* **Data shown**:
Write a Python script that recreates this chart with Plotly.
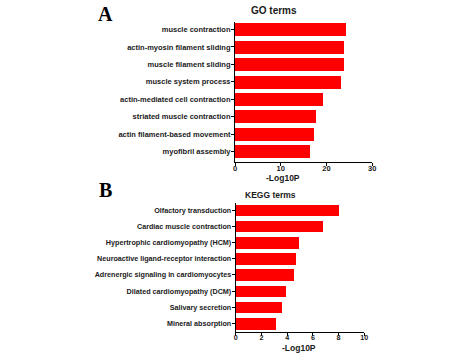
import plotly.graph_objects as go

go_terms = ["muscle contraction", "actin-myosin filament sliding", "muscle filament sliding",
            "muscle system process", "actin-mediated cell contraction", "striated muscle contraction",
            "actin filament-based movement", "myofibril assembly"]
go_values = [24.25, 23.8, 23.8, 23.25, 19.3, 17.6, 17.35, 16.3]

kegg_terms = ["Olfactory transduction", "Cardiac muscle contraction", "Hypertrophic cardiomyopathy (HCM)",
              "Neuroactive ligand-receptor interaction", "Adrenergic signaling in cardiomyocytes",
              "Dilated cardiomyopathy (DCM)", "Salivary secretion", "Mineral absorption"]
kegg_values = [7.97, 6.75, 4.9, 4.65, 4.5, 3.9, 3.55, 3.08]

go_ticks = [0, 10, 20, 30]
kegg_ticks = [0, 2, 4, 6, 8, 10]

W, H = 474, 353
RED = "#FF0000"
TXT = "#1a1a1a"
FONT = "Liberation Sans"

fig = go.Figure()
fig.add_trace(go.Bar(x=go_values[::-1], y=go_terms[::-1], orientation="h",
                     marker=dict(color=RED, line=dict(width=0)), width=0.75,
                     xaxis="x", yaxis="y", showlegend=False))
fig.add_trace(go.Bar(x=kegg_values[::-1], y=kegg_terms[::-1], orientation="h",
                     marker=dict(color=RED, line=dict(width=0)), width=0.71,
                     xaxis="x2", yaxis="y2", showlegend=False))

def px_x(p):
    return p / W

def px_y(p):
    return 1 - p / H

def axis_common(size):
    return dict(showline=True, linecolor="black", linewidth=1, ticks="outside",
                ticklen=3, tickwidth=1, tickcolor="black", showgrid=False,
                zeroline=False, fixedrange=True,
                tickfont=dict(family=FONT, size=size, color=TXT, weight="bold"))

fig.update_layout(
    width=W, height=H, margin=dict(l=0, r=0, t=0, b=0),
    paper_bgcolor="white", plot_bgcolor="white",
    bargap=0,
    xaxis=dict(domain=[px_x(236), px_x(375)], range=[0, 30], tickvals=go_ticks,
               anchor="y", ticklabelstandoff=-4, **axis_common(7.5)),
    yaxis=dict(domain=[px_y(161.7), px_y(21.7)], range=[-0.59, 7.45], type="category",
               anchor="x", ticklabelstandoff=-1, **axis_common(7.5)),
    xaxis2=dict(domain=[px_x(236.7), px_x(367)], range=[0, 10], tickvals=kegg_ticks,
                anchor="y2", ticklabelstandoff=-4, **axis_common(7.2)),
    yaxis2=dict(domain=[px_y(331.7), px_y(202.7)], range=[-0.5, 7.45], type="category",
                anchor="x2", ticklabelstandoff=-1, **axis_common(7.2)),
)

ann = [
    dict(text="<b>GO terms</b>", x=px_x(275), y=px_y(11), font=dict(family=FONT, size=10, color=TXT)),
    dict(text="<b>KEGG terms</b>", x=px_x(272), y=px_y(195.5), font=dict(family=FONT, size=8.5, color=TXT)),
    dict(text="<b>-Log10P</b>", x=px_x(285), y=px_y(177.5), font=dict(family=FONT, size=8.5, color=TXT)),
    dict(text="<b>-Log10P</b>", x=px_x(301), y=px_y(347.5), font=dict(family=FONT, size=8.5, color=TXT)),
    dict(text="<b>A</b>", x=px_x(105), y=px_y(14), font=dict(family="Liberation Serif", size=20, color="black")),
    dict(text="<b>B</b>", x=px_x(105), y=px_y(190), font=dict(family="Liberation Serif", size=20, color="black")),
]
for a in ann:
    fig.add_annotation(xref="paper", yref="paper", xanchor="center", yanchor="middle",
                       showarrow=False, **a)

fig.write_html("out.html")
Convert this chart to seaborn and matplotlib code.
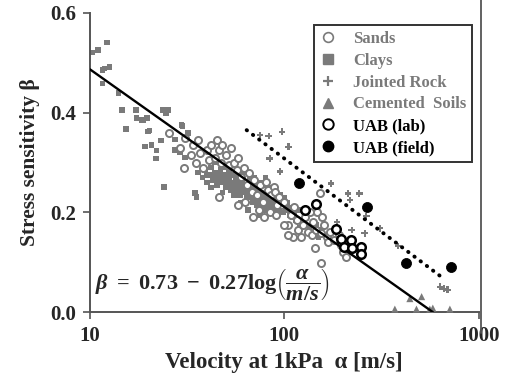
import numpy as np
import pandas as pd
import seaborn as sns
import matplotlib.pyplot as plt
from matplotlib.lines import Line2D

# Data (velocity alpha [m/s], stress sensitivity beta)
sands_x = [25.5, 29, 30.5, 31, 33, 34, 35, 36, 37, 38, 40, 41, 42, 44, 45, 46, 47, 48, 50, 52,
           53, 46, 55, 57, 58, 60, 62, 64, 66, 68, 70, 72, 75, 78, 80, 82, 85, 88, 90, 94,
           58, 63, 69, 74, 79, 84, 91, 96, 100, 104, 108, 111, 112, 116, 118, 122, 125, 128, 132, 135,
           138, 140, 143, 145, 148, 152, 155, 157, 160, 165, 168, 172, 155, 180, 190, 195, 200, 208, 215, 105,
           100, 92]
sands_y = [0.36, 0.33, 0.29, 0.35, 0.315, 0.335, 0.30, 0.345, 0.32, 0.29, 0.325, 0.305, 0.335, 0.31, 0.345, 0.325, 0.30, 0.335, 0.315, 0.295,
           0.33, 0.23, 0.30, 0.285, 0.31, 0.27, 0.29, 0.255, 0.28, 0.24, 0.265, 0.235, 0.255, 0.22, 0.26, 0.245, 0.235, 0.25, 0.24, 0.23,
           0.215, 0.22, 0.19, 0.205, 0.19, 0.20, 0.195, 0.215, 0.22, 0.175, 0.195, 0.15, 0.21, 0.185, 0.165, 0.15, 0.175, 0.19, 0.16, 0.20,
           0.155, 0.18, 0.128, 0.165, 0.20, 0.238, 0.158, 0.19, 0.175, 0.15, 0.14, 0.16, 0.098, 0.145, 0.155, 0.135, 0.12, 0.111, 0.125, 0.155,
           0.175, 0.215]

clays_x = [10.3, 11.0, 12.2, 11.6, 11.9, 12.6, 11.6, 14.0, 14.6, 15.3, 17.2, 17.4, 18.4, 19.6, 19.2, 20.2, 20.7, 22.0, 21.8, 23.2,
           23.8, 24.6, 25.3, 24.1, 29.9, 32.0, 34.6, 35.4, 27.4, 27.4, 29.6, 29, 30.8, 18.8, 19.9,
           36, 38, 39, 40, 41, 42, 43, 44, 45, 46, 47, 48, 49, 50, 51, 52, 53, 54, 55, 56,
           57, 58, 59, 60, 61, 62, 63, 64, 65, 66, 67, 68, 69, 70, 71, 72, 73, 74, 75, 76,
           77, 78, 79, 80, 81, 82, 83, 84, 85, 86, 87, 88, 89, 90, 92, 93, 95, 96, 98, 100,
           102, 104, 106, 108, 110, 112, 115, 118, 120, 125, 130, 135, 140, 145, 150, 155, 42, 50, 55, 60,
           65, 70, 75, 80, 44, 48,
           40, 43, 45, 47, 49, 51, 52, 54, 56, 57, 58, 60, 61, 62, 64, 65, 66, 68, 69, 70,
           72, 73, 74, 76, 77, 78, 80, 82, 83, 85, 86, 88, 90, 92, 94, 97, 99, 103, 107, 113]
clays_y = [0.521, 0.526, 0.541, 0.486, 0.489, 0.492, 0.459, 0.44, 0.405, 0.367, 0.405, 0.389, 0.385, 0.389, 0.332, 0.364, 0.335, 0.324, 0.308, 0.344,
           0.405, 0.399, 0.405, 0.251, 0.373, 0.359, 0.239, 0.231, 0.346, 0.325, 0.375, 0.32, 0.31, 0.385, 0.362,
           0.28, 0.27, 0.285, 0.26, 0.275, 0.29, 0.265, 0.28, 0.255, 0.27, 0.285, 0.26, 0.275, 0.25, 0.265, 0.28, 0.245, 0.26, 0.275, 0.24,
           0.255, 0.27, 0.235, 0.25, 0.265, 0.28, 0.24, 0.225, 0.255, 0.27, 0.235, 0.25, 0.22, 0.245, 0.26, 0.215, 0.23, 0.245, 0.26, 0.21,
           0.225, 0.24, 0.255, 0.205, 0.22, 0.235, 0.25, 0.215, 0.23, 0.245, 0.20, 0.215, 0.23, 0.245, 0.205, 0.22, 0.235, 0.20, 0.215, 0.23,
           0.205, 0.22, 0.195, 0.21, 0.19, 0.20, 0.185, 0.205, 0.17, 0.18, 0.19, 0.17, 0.16, 0.175, 0.15, 0.165, 0.25, 0.29, 0.235, 0.22,
           0.205, 0.27, 0.195, 0.27, 0.30, 0.24,
           0.275, 0.275, 0.265, 0.275, 0.265, 0.255, 0.27, 0.25, 0.265, 0.245, 0.26, 0.24, 0.255, 0.245, 0.235, 0.245, 0.26, 0.23, 0.24, 0.235,
           0.225, 0.24, 0.22, 0.235, 0.215, 0.23, 0.225, 0.21, 0.24, 0.22, 0.21, 0.225, 0.21, 0.225, 0.21, 0.22, 0.2, 0.21, 0.2, 0.19]

rock_x = [75, 83, 97, 105, 84, 95, 174, 213, 243, 217, 264, 222, 259, 310, 385, 630, 665, 690, 186]
rock_y = [0.355, 0.353, 0.362, 0.332, 0.308, 0.282, 0.258, 0.238, 0.238, 0.225, 0.192, 0.165, 0.158, 0.168, 0.133, 0.051, 0.047, 0.045, 0.18]

cemented_x = [442, 508, 370, 478, 560, 580, 710]
cemented_y = [0.027, 0.031, 0.006, 0.006, 0.006, 0.008, 0.006]

lab_x = [127, 145, 184, 195, 203, 219, 224, 249, 249]
lab_y = [0.205, 0.217, 0.166, 0.146, 0.131, 0.144, 0.129, 0.130, 0.116]

field_x = [118.7, 267, 422, 720]
field_y = [0.259, 0.210, 0.098, 0.090]

# fitted trend lines (end points)
fit_x = [10, 580]
fit_y = [0.487, 0.0]
upper_x = [64, 650]
upper_y = [0.365, 0.069]

sns.set_theme(style='ticks')
plt.rcParams['font.family'] = ['Liberation Serif', 'DejaVu Serif']
plt.rcParams['font.weight'] = 'bold'
plt.rcParams['mathtext.fontset'] = 'custom'
plt.rcParams['mathtext.rm'] = 'Liberation Serif:bold'
plt.rcParams['mathtext.it'] = 'Liberation Serif:bold:italic'
plt.rcParams['mathtext.bf'] = 'Liberation Serif:bold'

gray = '#7a7a7a'

fig = plt.figure(figsize=(5.11, 3.82), dpi=100)
ax = fig.add_axes([0.176, 0.183, 0.761, 0.783])

sands = pd.DataFrame({'x': sands_x, 'y': sands_y})
clays = pd.DataFrame({'x': clays_x, 'y': clays_y})
rock = pd.DataFrame({'x': rock_x, 'y': rock_y})
cem = pd.DataFrame({'x': cemented_x, 'y': cemented_y})
lab = pd.DataFrame({'x': lab_x, 'y': lab_y})
field = pd.DataFrame({'x': field_x, 'y': field_y})

sns.scatterplot(data=clays, x='x', y='y', ax=ax, marker='s', s=16, color=gray,
                edgecolor='none', zorder=2)
sns.scatterplot(data=sands, x='x', y='y', ax=ax, marker='o', s=26, facecolor='white',
                edgecolor=gray, linewidth=1.4, zorder=3)
sns.scatterplot(data=rock, x='x', y='y', ax=ax, marker='P', s=22, color=gray,
                edgecolor='none', zorder=3)
sns.scatterplot(data=cem, x='x', y='y', ax=ax, marker='^', s=26, color=gray,
                edgecolor='none', zorder=3, clip_on=False)
sns.lineplot(x=fit_x, y=fit_y, ax=ax, color='black', linewidth=1.7, zorder=4)
sns.lineplot(x=upper_x, y=upper_y, ax=ax, color='black', linewidth=2.8,
             linestyle=(0, (0.1, 1.9)), dash_capstyle='round', zorder=4)
sns.scatterplot(data=lab, x='x', y='y', ax=ax, marker='o', s=38, facecolor='white',
                edgecolor='black', linewidth=1.8, zorder=5)
sns.scatterplot(data=field, x='x', y='y', ax=ax, marker='o', s=52, color='black',
                edgecolor='black', zorder=5)

ax.set_xscale('log')
ax.set_xlim(10, 1000)
ax.set_ylim(0, 0.6)
ax.set_xticks([10, 100, 1000])
ax.set_xticklabels(['10', '100', '1000'])
ax.set_yticks([0.0, 0.2, 0.4, 0.6])
ax.set_yticklabels(['0.0', '0.2', '0.4', '0.6'])
ax.minorticks_off()
ax.tick_params(axis='both', direction='out', length=5, width=1.2, color='#555555',
               labelsize=15, pad=5)
for lab_t in ax.get_xticklabels() + ax.get_yticklabels():
    lab_t.set_fontweight('bold')
for side in ['top', 'right']:
    ax.spines[side].set_visible(False)
for side in ['left', 'bottom']:
    ax.spines[side].set_color('#555555')
    ax.spines[side].set_linewidth(1.4)

ax.set_xlabel('Velocity at 1kPa  α [m/s]', fontsize=16.5, fontweight='bold', labelpad=4)
ax.set_ylabel('Stress sensitivity β', fontsize=15.5, fontweight='bold', labelpad=7)

ax.text(10.6, 0.057, r'$\beta\ =\ 0.73\ -\ 0.27\mathrm{log}\left(\dfrac{\alpha}{m/s}\right)$',
        fontsize=16, ha='left', va='center', zorder=6)

handles = [
    Line2D([], [], marker='o', linestyle='none', markersize=7, markerfacecolor='white',
           markeredgecolor=gray, markeredgewidth=1.2),
    Line2D([], [], marker='s', linestyle='none', markersize=6.5, color=gray),
    Line2D([], [], marker='+', linestyle='none', markersize=7, color=gray, markeredgewidth=1.6),
    Line2D([], [], marker='^', linestyle='none', markersize=6.5, color=gray),
    Line2D([], [], marker='o', linestyle='none', markersize=7.5, markerfacecolor='white',
           markeredgecolor='black', markeredgewidth=1.4),
    Line2D([], [], marker='o', linestyle='none', markersize=7.5, color='black'),
]
labels = ['Sands', 'Clays', 'Jointed Rock', 'Cemented  Soils', 'UAB (lab)', 'UAB (field)']
leg = ax.legend(handles, labels, loc='upper right', bbox_to_anchor=(472 / 511, 1 - 25 / 382),
                bbox_transform=fig.transFigure, fontsize=12, frameon=True, fancybox=False,
                edgecolor='black', handletextpad=1.0, labelspacing=0.35, borderpad=0.35,
                handlelength=1.0, borderaxespad=0)
leg.get_frame().set_linewidth(1.4)
for i, t in enumerate(leg.get_texts()):
    t.set_fontweight('bold')
    t.set_color(gray if i < 4 else 'black')

# chart border on the right
fig.add_artist(Line2D([481 / 511, 481 / 511], [1 - 333 / 382, 1.0], transform=fig.transFigure,
                      color='#555555', linewidth=1.3))

fig.savefig('out.png', dpi=100)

* **To be done**:
Keep to the lines above from the line with "Convert this chart" to the line with "from matplotlib.lines import Line2D", and set down exactly those, inclusive, with nothing else and every picture left out.

* **Reply**:
Convert this chart to seaborn and matplotlib code.
import numpy as np
import pandas as pd
import seaborn as sns
import matplotlib.pyplot as plt
from matplotlib.lines import Line2D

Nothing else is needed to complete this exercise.